WHAT THE EXERCISE ASKS. Keep only the lines where "with" appears.

[Source code of charts]

--- Start ---

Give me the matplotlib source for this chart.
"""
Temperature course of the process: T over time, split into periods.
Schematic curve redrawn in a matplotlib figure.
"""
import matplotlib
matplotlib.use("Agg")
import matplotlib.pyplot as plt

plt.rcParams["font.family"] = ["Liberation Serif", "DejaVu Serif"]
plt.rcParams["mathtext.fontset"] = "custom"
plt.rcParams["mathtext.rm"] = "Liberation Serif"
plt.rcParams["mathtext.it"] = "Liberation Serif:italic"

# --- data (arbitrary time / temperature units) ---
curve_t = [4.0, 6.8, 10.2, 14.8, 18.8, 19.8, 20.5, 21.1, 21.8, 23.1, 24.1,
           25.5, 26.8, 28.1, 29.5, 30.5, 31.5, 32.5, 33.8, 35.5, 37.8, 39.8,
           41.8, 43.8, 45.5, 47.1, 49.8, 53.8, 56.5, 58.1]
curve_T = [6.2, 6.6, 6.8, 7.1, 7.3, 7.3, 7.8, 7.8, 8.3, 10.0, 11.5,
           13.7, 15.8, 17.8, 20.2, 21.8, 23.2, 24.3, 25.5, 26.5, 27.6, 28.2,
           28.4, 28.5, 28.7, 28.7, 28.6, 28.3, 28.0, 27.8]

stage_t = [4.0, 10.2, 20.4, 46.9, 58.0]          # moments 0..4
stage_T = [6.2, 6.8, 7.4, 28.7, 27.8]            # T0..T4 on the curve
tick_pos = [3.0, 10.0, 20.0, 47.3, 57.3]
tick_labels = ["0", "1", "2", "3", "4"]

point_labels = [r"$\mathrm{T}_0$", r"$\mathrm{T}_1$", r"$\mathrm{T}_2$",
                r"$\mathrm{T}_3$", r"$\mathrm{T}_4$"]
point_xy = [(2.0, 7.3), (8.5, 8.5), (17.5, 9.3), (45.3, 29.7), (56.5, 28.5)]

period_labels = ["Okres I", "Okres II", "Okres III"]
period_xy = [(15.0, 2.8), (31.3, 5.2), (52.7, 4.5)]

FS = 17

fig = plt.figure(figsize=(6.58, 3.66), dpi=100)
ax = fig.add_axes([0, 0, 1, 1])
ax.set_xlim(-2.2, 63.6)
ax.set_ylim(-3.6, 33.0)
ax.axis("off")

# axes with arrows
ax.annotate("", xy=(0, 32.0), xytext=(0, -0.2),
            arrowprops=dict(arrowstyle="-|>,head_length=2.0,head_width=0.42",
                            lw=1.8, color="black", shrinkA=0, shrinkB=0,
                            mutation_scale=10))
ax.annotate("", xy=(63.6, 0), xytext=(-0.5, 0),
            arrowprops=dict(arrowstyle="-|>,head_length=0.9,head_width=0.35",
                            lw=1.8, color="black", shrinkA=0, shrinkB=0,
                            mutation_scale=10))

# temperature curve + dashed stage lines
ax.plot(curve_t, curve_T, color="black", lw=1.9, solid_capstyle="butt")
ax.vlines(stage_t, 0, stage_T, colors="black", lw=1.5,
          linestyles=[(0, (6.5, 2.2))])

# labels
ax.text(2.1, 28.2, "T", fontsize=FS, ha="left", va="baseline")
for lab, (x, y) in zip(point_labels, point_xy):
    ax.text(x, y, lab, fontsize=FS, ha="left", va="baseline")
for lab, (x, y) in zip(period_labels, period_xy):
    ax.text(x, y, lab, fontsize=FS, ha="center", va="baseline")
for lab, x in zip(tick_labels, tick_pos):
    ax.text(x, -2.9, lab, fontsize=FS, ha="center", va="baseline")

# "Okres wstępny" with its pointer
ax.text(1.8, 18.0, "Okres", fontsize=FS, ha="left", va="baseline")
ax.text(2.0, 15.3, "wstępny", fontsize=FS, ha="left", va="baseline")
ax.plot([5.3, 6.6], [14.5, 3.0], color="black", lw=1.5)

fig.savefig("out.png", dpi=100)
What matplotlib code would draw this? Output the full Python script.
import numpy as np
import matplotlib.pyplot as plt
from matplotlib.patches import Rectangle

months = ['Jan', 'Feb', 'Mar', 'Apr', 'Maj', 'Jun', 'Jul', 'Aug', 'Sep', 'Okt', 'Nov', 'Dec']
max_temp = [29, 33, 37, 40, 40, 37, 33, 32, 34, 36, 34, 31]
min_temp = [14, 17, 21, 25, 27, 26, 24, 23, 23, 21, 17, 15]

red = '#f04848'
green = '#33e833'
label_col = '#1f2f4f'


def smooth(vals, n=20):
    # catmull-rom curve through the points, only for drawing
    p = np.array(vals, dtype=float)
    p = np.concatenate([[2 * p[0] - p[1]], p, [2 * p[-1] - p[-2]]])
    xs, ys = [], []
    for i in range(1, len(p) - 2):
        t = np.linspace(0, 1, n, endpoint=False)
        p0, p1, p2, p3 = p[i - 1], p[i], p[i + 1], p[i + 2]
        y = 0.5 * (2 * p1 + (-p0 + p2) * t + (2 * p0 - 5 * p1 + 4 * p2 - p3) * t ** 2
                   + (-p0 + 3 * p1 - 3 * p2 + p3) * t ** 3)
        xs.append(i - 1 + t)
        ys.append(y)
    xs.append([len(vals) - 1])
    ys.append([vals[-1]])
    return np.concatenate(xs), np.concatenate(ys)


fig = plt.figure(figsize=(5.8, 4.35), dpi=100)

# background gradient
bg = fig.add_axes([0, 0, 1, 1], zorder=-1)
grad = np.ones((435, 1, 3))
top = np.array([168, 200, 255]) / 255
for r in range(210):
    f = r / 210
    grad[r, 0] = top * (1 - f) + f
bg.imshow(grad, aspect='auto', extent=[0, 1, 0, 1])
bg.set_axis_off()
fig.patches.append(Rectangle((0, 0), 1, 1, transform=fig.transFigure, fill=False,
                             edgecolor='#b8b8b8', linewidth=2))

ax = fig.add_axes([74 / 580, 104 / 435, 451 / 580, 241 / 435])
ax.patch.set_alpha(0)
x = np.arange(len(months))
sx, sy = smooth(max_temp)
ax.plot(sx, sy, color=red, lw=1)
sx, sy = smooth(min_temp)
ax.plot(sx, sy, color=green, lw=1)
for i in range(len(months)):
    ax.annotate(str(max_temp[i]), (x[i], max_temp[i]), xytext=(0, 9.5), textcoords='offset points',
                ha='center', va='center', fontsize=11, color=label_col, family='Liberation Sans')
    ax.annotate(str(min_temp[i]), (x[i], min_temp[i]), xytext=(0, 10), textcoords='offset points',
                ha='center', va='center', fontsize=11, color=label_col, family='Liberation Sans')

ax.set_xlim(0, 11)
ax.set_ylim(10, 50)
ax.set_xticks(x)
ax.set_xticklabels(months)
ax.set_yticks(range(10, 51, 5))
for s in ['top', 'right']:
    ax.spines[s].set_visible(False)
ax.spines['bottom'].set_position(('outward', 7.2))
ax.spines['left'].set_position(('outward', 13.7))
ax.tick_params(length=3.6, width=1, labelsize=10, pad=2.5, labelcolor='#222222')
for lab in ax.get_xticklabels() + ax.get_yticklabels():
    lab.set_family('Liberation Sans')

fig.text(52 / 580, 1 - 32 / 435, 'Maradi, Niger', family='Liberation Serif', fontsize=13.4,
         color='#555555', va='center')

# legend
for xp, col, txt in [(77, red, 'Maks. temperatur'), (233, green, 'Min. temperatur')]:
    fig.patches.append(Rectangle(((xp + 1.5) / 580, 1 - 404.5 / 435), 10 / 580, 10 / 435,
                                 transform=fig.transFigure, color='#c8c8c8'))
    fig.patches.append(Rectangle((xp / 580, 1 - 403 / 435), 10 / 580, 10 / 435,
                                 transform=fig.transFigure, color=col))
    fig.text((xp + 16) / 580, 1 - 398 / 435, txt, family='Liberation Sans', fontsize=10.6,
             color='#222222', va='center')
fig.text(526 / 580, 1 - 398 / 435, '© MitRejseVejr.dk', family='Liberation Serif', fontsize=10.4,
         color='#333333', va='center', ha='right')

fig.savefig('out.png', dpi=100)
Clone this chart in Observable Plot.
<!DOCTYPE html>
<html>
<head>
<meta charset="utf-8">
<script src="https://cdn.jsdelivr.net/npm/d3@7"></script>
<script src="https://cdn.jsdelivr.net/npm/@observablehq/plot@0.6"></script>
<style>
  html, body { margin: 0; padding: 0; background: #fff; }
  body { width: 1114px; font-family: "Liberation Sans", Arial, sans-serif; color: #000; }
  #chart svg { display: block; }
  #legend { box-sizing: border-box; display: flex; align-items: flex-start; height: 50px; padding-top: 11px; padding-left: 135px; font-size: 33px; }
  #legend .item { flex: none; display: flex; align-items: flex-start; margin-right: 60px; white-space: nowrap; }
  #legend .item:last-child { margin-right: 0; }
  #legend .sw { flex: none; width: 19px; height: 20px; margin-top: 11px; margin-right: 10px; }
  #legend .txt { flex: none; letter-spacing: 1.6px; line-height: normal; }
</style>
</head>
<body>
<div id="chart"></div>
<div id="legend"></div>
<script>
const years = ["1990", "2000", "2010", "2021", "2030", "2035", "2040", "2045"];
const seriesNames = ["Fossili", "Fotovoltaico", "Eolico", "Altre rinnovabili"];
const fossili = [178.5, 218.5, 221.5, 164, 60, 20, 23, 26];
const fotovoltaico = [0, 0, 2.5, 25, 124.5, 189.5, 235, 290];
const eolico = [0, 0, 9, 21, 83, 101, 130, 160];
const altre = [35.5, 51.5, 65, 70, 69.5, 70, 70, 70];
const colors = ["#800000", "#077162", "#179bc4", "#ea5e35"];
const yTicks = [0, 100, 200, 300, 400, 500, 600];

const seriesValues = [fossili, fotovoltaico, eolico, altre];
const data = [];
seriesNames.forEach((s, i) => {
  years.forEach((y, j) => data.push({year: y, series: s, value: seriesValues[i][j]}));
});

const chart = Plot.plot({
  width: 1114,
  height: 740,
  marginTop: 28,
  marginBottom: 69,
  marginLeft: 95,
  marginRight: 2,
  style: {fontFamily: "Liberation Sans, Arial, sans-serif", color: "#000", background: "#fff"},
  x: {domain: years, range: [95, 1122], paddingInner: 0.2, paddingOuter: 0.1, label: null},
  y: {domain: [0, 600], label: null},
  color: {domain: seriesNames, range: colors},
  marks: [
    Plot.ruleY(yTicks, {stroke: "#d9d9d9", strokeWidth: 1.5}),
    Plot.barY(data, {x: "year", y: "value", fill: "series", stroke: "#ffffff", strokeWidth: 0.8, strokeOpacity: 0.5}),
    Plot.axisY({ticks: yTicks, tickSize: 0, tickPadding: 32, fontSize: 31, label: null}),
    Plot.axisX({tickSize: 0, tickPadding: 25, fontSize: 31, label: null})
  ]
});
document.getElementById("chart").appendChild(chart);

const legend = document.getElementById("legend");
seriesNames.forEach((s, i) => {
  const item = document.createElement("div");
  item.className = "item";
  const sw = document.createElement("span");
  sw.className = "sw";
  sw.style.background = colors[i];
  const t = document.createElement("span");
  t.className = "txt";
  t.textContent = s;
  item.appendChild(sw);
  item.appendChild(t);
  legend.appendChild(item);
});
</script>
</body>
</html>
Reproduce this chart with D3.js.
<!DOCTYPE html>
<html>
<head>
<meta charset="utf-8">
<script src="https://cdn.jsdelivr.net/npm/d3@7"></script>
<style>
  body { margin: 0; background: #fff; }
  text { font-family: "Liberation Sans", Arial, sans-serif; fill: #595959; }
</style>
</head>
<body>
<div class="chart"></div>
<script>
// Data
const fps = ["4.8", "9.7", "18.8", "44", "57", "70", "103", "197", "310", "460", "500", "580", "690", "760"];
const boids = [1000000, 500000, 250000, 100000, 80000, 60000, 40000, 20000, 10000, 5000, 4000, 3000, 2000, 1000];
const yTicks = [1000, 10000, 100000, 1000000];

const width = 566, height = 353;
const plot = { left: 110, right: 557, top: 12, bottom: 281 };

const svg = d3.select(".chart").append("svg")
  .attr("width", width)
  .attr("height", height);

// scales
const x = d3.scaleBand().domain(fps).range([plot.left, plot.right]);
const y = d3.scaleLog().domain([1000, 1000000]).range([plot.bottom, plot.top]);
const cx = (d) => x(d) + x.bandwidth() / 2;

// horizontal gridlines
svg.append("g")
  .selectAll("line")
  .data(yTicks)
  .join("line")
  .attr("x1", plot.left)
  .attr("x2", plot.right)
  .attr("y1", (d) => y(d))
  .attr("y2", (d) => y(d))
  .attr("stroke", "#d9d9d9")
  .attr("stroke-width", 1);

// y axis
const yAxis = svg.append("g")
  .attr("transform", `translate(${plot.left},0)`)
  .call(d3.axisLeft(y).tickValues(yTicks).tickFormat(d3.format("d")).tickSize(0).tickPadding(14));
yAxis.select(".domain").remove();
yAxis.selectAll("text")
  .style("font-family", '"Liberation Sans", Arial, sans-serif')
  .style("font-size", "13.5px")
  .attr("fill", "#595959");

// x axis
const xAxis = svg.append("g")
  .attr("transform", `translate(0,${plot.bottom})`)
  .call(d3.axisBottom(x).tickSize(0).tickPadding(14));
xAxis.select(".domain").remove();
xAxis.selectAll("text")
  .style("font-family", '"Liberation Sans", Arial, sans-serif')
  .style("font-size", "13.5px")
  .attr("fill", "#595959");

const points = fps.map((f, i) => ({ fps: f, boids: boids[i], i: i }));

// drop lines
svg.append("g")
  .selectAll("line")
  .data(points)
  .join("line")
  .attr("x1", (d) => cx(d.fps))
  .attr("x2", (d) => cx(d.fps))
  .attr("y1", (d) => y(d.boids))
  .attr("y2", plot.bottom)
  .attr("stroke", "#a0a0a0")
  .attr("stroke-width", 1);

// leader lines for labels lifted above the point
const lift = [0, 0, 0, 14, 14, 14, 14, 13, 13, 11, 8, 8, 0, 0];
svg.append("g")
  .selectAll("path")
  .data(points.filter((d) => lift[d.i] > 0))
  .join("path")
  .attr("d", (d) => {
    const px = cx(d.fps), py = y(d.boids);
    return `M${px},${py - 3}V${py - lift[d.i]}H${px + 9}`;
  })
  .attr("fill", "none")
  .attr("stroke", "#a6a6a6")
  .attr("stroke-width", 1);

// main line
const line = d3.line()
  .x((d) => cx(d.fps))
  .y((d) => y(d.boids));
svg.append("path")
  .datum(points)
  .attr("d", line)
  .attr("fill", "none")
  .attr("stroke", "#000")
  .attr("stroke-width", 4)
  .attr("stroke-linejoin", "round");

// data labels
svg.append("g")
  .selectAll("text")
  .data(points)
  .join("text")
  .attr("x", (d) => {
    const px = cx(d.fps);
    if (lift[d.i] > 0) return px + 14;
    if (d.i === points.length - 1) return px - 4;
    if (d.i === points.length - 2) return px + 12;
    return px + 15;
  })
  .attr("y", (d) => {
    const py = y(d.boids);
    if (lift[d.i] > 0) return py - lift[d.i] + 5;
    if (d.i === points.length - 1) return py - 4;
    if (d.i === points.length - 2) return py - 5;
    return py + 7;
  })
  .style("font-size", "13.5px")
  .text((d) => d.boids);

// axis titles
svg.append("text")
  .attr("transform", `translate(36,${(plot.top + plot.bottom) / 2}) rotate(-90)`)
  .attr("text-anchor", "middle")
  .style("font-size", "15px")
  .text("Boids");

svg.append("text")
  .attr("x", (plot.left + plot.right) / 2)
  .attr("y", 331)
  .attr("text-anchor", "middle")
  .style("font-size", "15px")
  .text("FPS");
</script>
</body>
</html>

--- End ---

RESPONSE TO THE EXERCISE.
# axes with arrows
# "Okres wstępny" with its pointer
Reproduce this chart with D3.js.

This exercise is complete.